Compare your measured RPM with our calculator’s output to identify potential slippage or mechanical issues.

What gear ratio should I use for my application?

Selecting the optimal gear ratio involves balancing these factors:

High Ratio (20:1+) Benefits:

• Lower conveyor RPM
• Higher torque capability
• Better for heavy loads
• Reduced maintenance

Low Ratio (5:1-) Benefits:

• Higher possible belt speeds
• Lower initial cost
• More compact design
• Better for light loads

Use our calculator to experiment with different ratios – we recommend starting with:

• 10:1 for general material handling
• 15:1-20:1 for heavy or abrasive materials
• 5:1-8:1 for high-speed sorting applications

How does belt tension affect RPM requirements?

Belt tension has an indirect but significant impact on RPM requirements through these mechanisms:

1. Slippage Prevention:
   • Insufficient tension causes belt slippage, requiring 5-15% higher RPM to maintain speed
   • Excessive tension increases bearing load, potentially reducing RPM capability
2. Power Transmission:
   • Proper tension ensures 95-98% power transfer efficiency
   • Poor tension can reduce efficiency to 80% or lower
3. Belt Stretch:
   • New belts may stretch 1-3% during break-in, temporarily altering RPM requirements
   • Worn belts with permanent stretch require RPM adjustments

Rule of thumb: Belt tension should allow 1-2% sag between idlers for optimal RPM performance.

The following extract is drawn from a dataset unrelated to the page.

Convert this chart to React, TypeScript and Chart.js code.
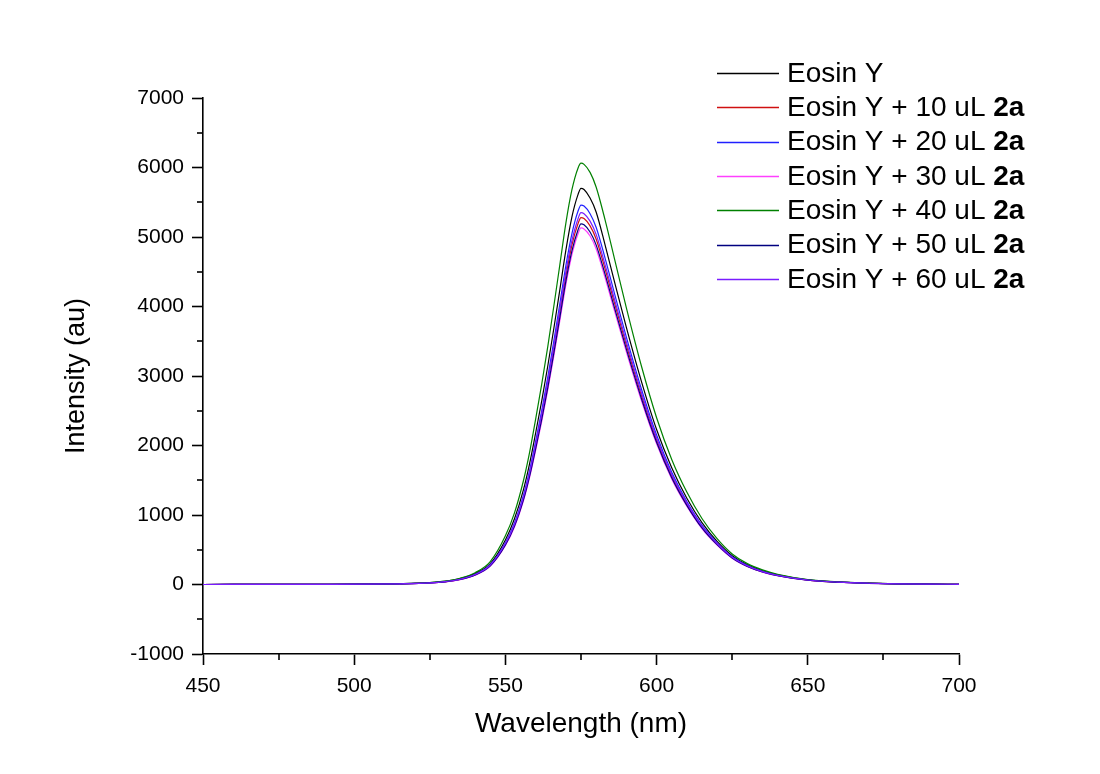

Can I use this calculator for inclined conveyors?

Yes, but with these important considerations for inclined applications:

1. Speed Adjustments:
   • Reduce calculated RPM by 10-20% for inclines >15° to prevent material rollback
   • Increase RPM by 5-10% for declines to maintain product spacing
2. Power Requirements:
   • Add 3-5% more power per degree of incline
   • Our calculator shows the mechanical RPM – you may need a larger motor for inclines
3. Special Cases:
   • For cleated belts, reduce RPM by 15-25% to maintain pocket integrity
   • For spiral conveyors, consult manufacturer specs as standard calculations don’t apply

Use our calculator for the base mechanical RPM, then apply these inclination factors to your specific angle.

What maintenance issues can cause RPM to change over time?

Several maintenance-related factors can alter your conveyor’s effective RPM:

Issue	Effect on RPM	Solution
Worn pulley lagging	Effective diameter reduces, increasing RPM for same belt speed	Replace lagging when worn >20%
Belt stretch	Requires higher RPM to maintain speed as circumference increases	Retension or replace belt when stretch exceeds 3%
Bearing wear	Increased friction may reduce actual RPM by 2-8%	Replace bearings when vibration exceeds 0.2 ips
Misalignment	Can cause speed variations of ±10% across belt width	Laser align pulleys quarterly
Contaminated gearbox	May reduce output RPM by 5-15%	Change oil every 2,000 hours or annually

Regular preventive maintenance can keep your conveyor operating within ±3% of its designed RPM specification.